- HEADLINES: USDA December report as advertised; Argentine weather offers a few weekend showers, otherwise dry.
- The USDA December Crop Report held few surprises and the market’s attention quickly shifted back to S American weather and macro-economic trends. Corn, soybeans, and wheat are mixed at midday with limited reaction to USDA’s data.
- The USDA raised 2022/23 US corn end stocks by 75 million bu to 1,257 million bu due to the sluggish export pace since the start of the crop year. US corn sales are down 48% and Brazil, Argentina and Ukraine continue to undercut US Gulf fob offers. USDA dropped their 2022/23 corn export estimate to 2,075 million bu, down 396 million bu from last year. We would argue for additional cuts in US 2022/23 corn exports to 1,950 million bu which will further raise stocks. WASDE made no change in the US corn ethanol grind, but a drop of 50-75 million bu is indicated in 2023 due to slowing US gasoline consumption.

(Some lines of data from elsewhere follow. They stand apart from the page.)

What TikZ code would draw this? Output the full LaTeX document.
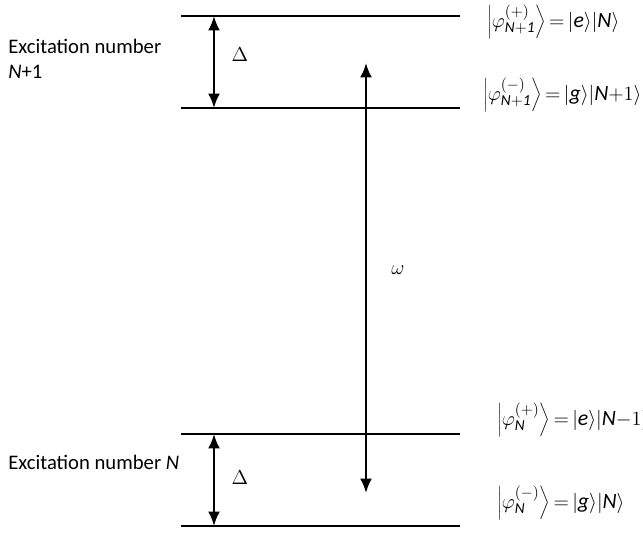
\documentclass[tikz,border=0pt]{standalone}
\usepackage{fontspec}
\setmainfont{Carlito}
\usetikzlibrary{arrows.meta}
\newcommand{\kt}[1]{\left|#1\right\rangle}
\newcommand{\st}[2]{\varphi^{(#1)}_{\mathit{#2}}}

\begin{document}
\begin{tikzpicture}[x=0.025cm, y=-0.025cm, >={Latex[length=3.6mm,width=3mm]},
  level/.style={line width=1.3pt},
  gap/.style={<->, line width=1.8pt},
  sym/.style={font=\fontsize{15}{18}\selectfont},
  txt/.style={font=\fontsize{14.7}{18}\selectfont, anchor=west, inner sep=0pt, align=left},
  ket/.style={font=\fontsize{15.5}{18}\selectfont, anchor=west, inner sep=0pt}]
  \useasboundingbox (0,0) rectangle (643,533);
  % energy levels
  \coordinate (u1) at (181,16);  \coordinate (u2) at (460,16);
  \coordinate (l1) at (181,108); \coordinate (l2) at (460,108);
  \coordinate (m1) at (181,434); \coordinate (m2) at (460,434);
  \coordinate (b1) at (181,526); \coordinate (b2) at (460,526);
  \draw[level] (u1) -- (u2);
  \draw[level] (l1) -- (l2);
  \draw[level] (m1) -- (m2);
  \draw[level] (b1) -- (b2);
  % splittings
  \coordinate (du) at (214,16);  \coordinate (dl) at (214,108);
  \coordinate (dm) at (214,434); \coordinate (db) at (214,526);
  \draw[gap] (du) -- (dl);
  \draw[gap] (dm) -- (db);
  \node[sym] (d1) at (240,55) {$\Delta$};
  \node[sym] (d2) at (240,478) {$\Delta$};
  % photon
  \coordinate (wt) at (366,63); \coordinate (wb) at (366,493);
  \draw[gap] (wt) -- (wb);
  \node[sym] (w) at (398,270) {$\omega$};
  % manifolds
  \node[txt] (n1) at (8,59) {Excitation number\\\textit{N}+1};
  \node[txt] (n0) at (8,462) {Excitation number \textit{N}};
  % states
  \node[ket] (k1) at (487,22) {$\kt{\st{+}{N+1}}{=}\kt{\mathit{e}}\!\kt{\mathit{N}}$};
  \node[ket] (k2) at (483,95) {$\kt{\st{-}{N+1}}{=}\kt{\mathit{g}}\!\kt{\mathit{N}{+}1}$};
  \node[ket] (k3) at (497,420) {$\kt{\st{+}{N}}{=}\kt{\mathit{e}}\!\kt{\mathit{N}{-}1}$};
  \node[ket] (k4) at (497,503) {$\kt{\st{-}{N}}{=}\kt{\mathit{g}}\!\kt{\mathit{N}}$};
\end{tikzpicture}
\end{document}
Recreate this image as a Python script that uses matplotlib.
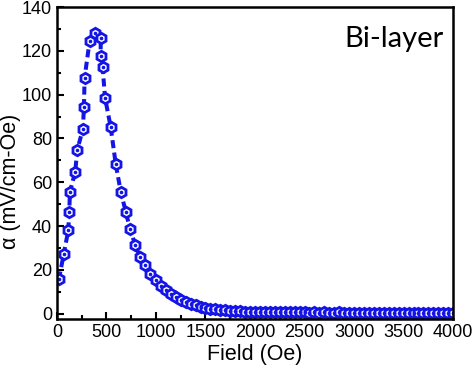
import numpy as np
import matplotlib.pyplot as plt
from matplotlib.ticker import MultipleLocator

# odczytane punkty: pole [Oe] i alfa [mV/cm-Oe]
field_peak = [20, 70, 115, 125, 132, 185, 206, 263, 273, 280, 331, 388,
              442, 442, 462, 486, 543, 594, 645, 695, 739, 790, 840, 888,
              942, 999]
alpha_peak = [15.6, 27.4, 38.0, 46.5, 55.6, 64.8, 74.8, 84.4, 94.5, 107.8,
              124.6, 128.3, 126.0, 117.7, 112.4, 98.6, 85.2, 68.3, 55.6,
              46.6, 38.5, 31.5, 25.8, 22.0, 18.3, 15.3]

field_tail = [1050, 1100, 1150, 1200, 1250, 1300, 1350, 1400, 1450, 1500,
              1550, 1600, 1650, 1700, 1750, 1800, 1850, 1900, 1950, 2000,
              2050, 2100, 2150, 2200, 2250, 2300, 2350, 2400, 2450, 2500,
              2550, 2600, 2650, 2700, 2750, 2800, 2850, 2900, 2950, 3000,
              3050, 3100, 3150, 3200, 3250, 3300, 3350, 3400, 3450, 3500,
              3550, 3600, 3650, 3700, 3750, 3800, 3850, 3900, 3950, 4000]
alpha_tail = [12.6, 10.6, 9.0, 7.7, 6.3, 5.3, 4.5, 3.8, 3.2, 2.7,
              2.3, 2.0, 1.7, 1.5, 1.3, 1.1, 1.0, 0.9, 0.8, 0.75,
              0.7, 0.65, 0.6, 0.6, 0.55, 0.55, 0.5, 0.5, 0.5, 0.5,
              0.45, 0.5, 0.45, 0.5, 0.45, 0.45, 0.5, 0.45, 0.45, 0.45,
              0.4, 0.45, 0.4, 0.45, 0.4, 0.4, 0.45, 0.4, 0.4, 0.4,
              0.4, 0.4, 0.35, 0.4, 0.4, 0.35, 0.4, 0.35, 0.4, 0.35]

field = field_peak + field_tail
alpha = alpha_peak + alpha_tail

niebieski = '#1414e6'

plt.rcParams['font.family'] = ['Liberation Sans', 'DejaVu Sans']

fig = plt.figure(figsize=(4.74, 3.71), dpi=100)
ax = fig.add_axes([0.12, 0.14, 0.836, 0.841])

ax.plot(field, alpha, color=niebieski, lw=2.9, ls=(0, (2.0, 1.1)),
        marker='h', ms=7.5, mfc='white', mec=niebieski, mew=2.0)
ax.plot(field, alpha, ls='none', marker='o', ms=1.6, color=niebieski)

ax.set_xlim(0, 4000)
ax.set_ylim(-2.5, 140)
ax.xaxis.set_major_locator(MultipleLocator(500))
ax.xaxis.set_minor_locator(MultipleLocator(250))
ax.yaxis.set_major_locator(MultipleLocator(20))
ax.yaxis.set_minor_locator(MultipleLocator(10))
ax.tick_params(which='both', direction='in', width=1.5, labelsize=13)
ax.tick_params(which='major', length=5)
ax.tick_params(which='minor', length=3)
for s in ax.spines.values():
    s.set_linewidth(1.8)

ax.set_xlabel('Field (Oe)', fontsize=15.5, labelpad=2)
ax.set_ylabel('α (mV/cm-Oe)', fontsize=15.5)
ax.yaxis.set_label_coords(-0.091, 0.44)
ax.text(0.975, 0.94, 'Bi-layer', transform=ax.transAxes, ha='right', va='top',
        fontsize=21, family=['Lato', 'DejaVu Sans'])

fig.savefig('out.png', dpi=100)
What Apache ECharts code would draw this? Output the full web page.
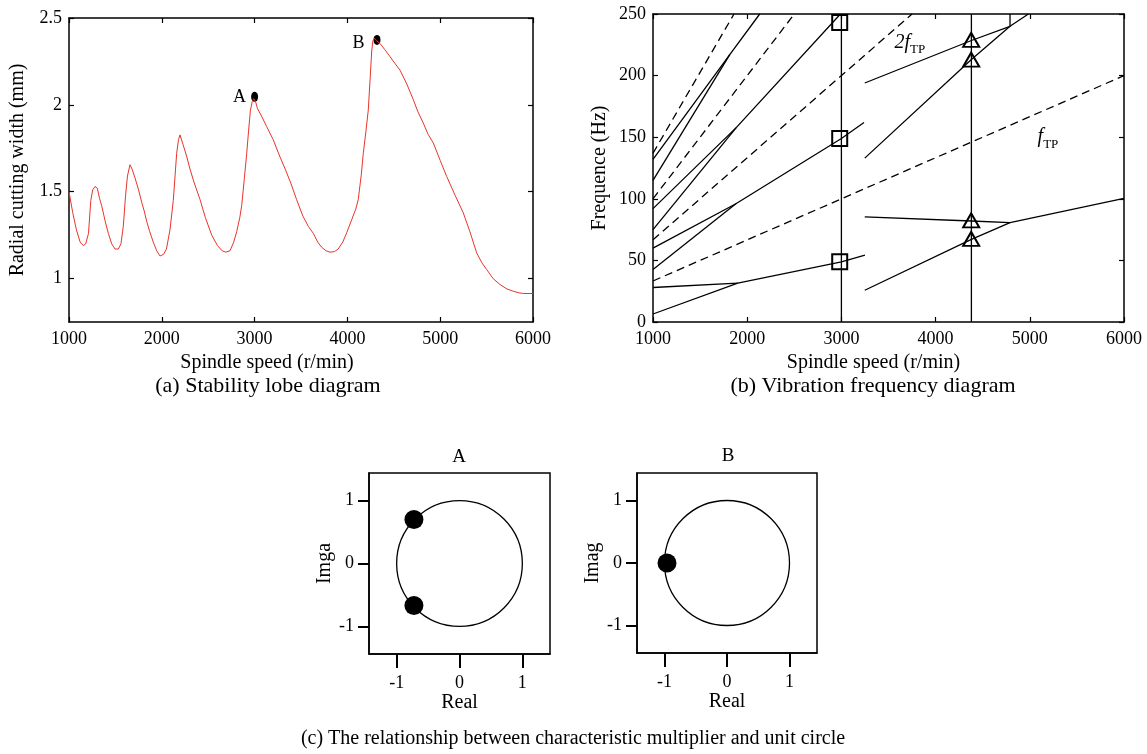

US End Stocks (million bu)
Nov Dec
2021/22 2022/23 2022/23
Corn 1,377 1,182 1,257
Soybeans 274 220 220
Wheat 669 571 571
- The average annual farmgate price of corn fell $0.10/Bu to $6.70. Spot Chicago futures are trading well below this price on the lack of an export demand driver. USDA will update US corn yield/production in its January assessment.
- In world corn supplies, the USDA left its Brazilian corn estimate at a record 126 million mt with Argentina at 55 million. Argentina can plant its second corn crop well into January, as farmers await needed rain. European corn imports were raised to 21.5 million mt while Chinese corn imports were left at 18.0 million mt. World corn end stocks fell slightly to 298.4 million mt, down 2.4 million from November.
- US 2022/23 soybean end stocks held steady with November at 220 million bu. USDA made no adjustments to the balance sheet with the annual average farmgate price estimated at $14.00. WASDE did cut 2022/23 US soyoil imports by 200 million pounds and cut exports by 200 million pounds to 1,100 million pounds while reducing biofuel use by 200 million pounds to 11,600 million pounds. US soyoil end stocks are projected at 1,901 million pounds, up 42 million pounds from November. The soyoil stocks increase was far less than expected and considered bullish. We would argue that the WASDE estimate on US renewable diesel production is too low. No changes were offered to the US 2022/23 soymeal balance sheet. The 2023 Brazilian soy harvest was estimated at a record 152 million mt while the Argentine harvest was unchanged at 49.50 million mt. World soybean end stocks were forecast at 102.7 million mt, up 7.1 million from 2021/22. Fundamentally soybean/meal values are bearish.
Global End Stocks (million mt)
Nov Dec
2021/22 2022/23 2022/23
Corn 307.7 300.8 298.4
Soybeans 94.7 102.2 102.7
Wheat 276.3 267.8 267.3
- US SRW exports were lowered 10 million bu. Combined HRS and white wheat exports were raised a like amount, and otherwise the US wheat supply and demand was left completely untouched. Stocks are estimated at 571 million bu. The season’s average cash price is $9.10, vs. $9.20 in November. Pace analysis suggests the USDA’s 2022/23 US wheat export forecast correct, and it is difficult to be overly bearish of US export demand given USDA already projects the US’s share of world trade at a record low 10%.
- Global wheat leans slightly bullish. Russian production was unchanged at 91 million mt. Australian production was lifted 2.1 million mt following ABARES report on Monday. However, this was more than offset by a combined reduction in Argentine/Canadian stocks worth 4.2 million mt. Argentine output is pegged at just 12.5 million mt, which is aligned with yields to date, and exports will be no larger than 7.5 million mt vs. 16.3 a year ago. Argentine wheat stocks/use will drop to just 6.8%, the lowest since 2017/18. Combined exporter stocks/use was lowered to 13.5% vs. 13.7% in Nov and 15.0% in 2021/22. The world wheat balance sheet is tight despite record Russian production and exports.
- USDA’s December WASDE is never exciting nor market changing. Focus returns to the duration of heat/dryness across Argentina and in the long run corn/soy price determination will be based on whether larger yields in Paraguay and Brazil offset losses in Argentina. An extension of heat/dryness in Argentina into mid/late January would be important, but rallies require significant adverse Brazilian weather.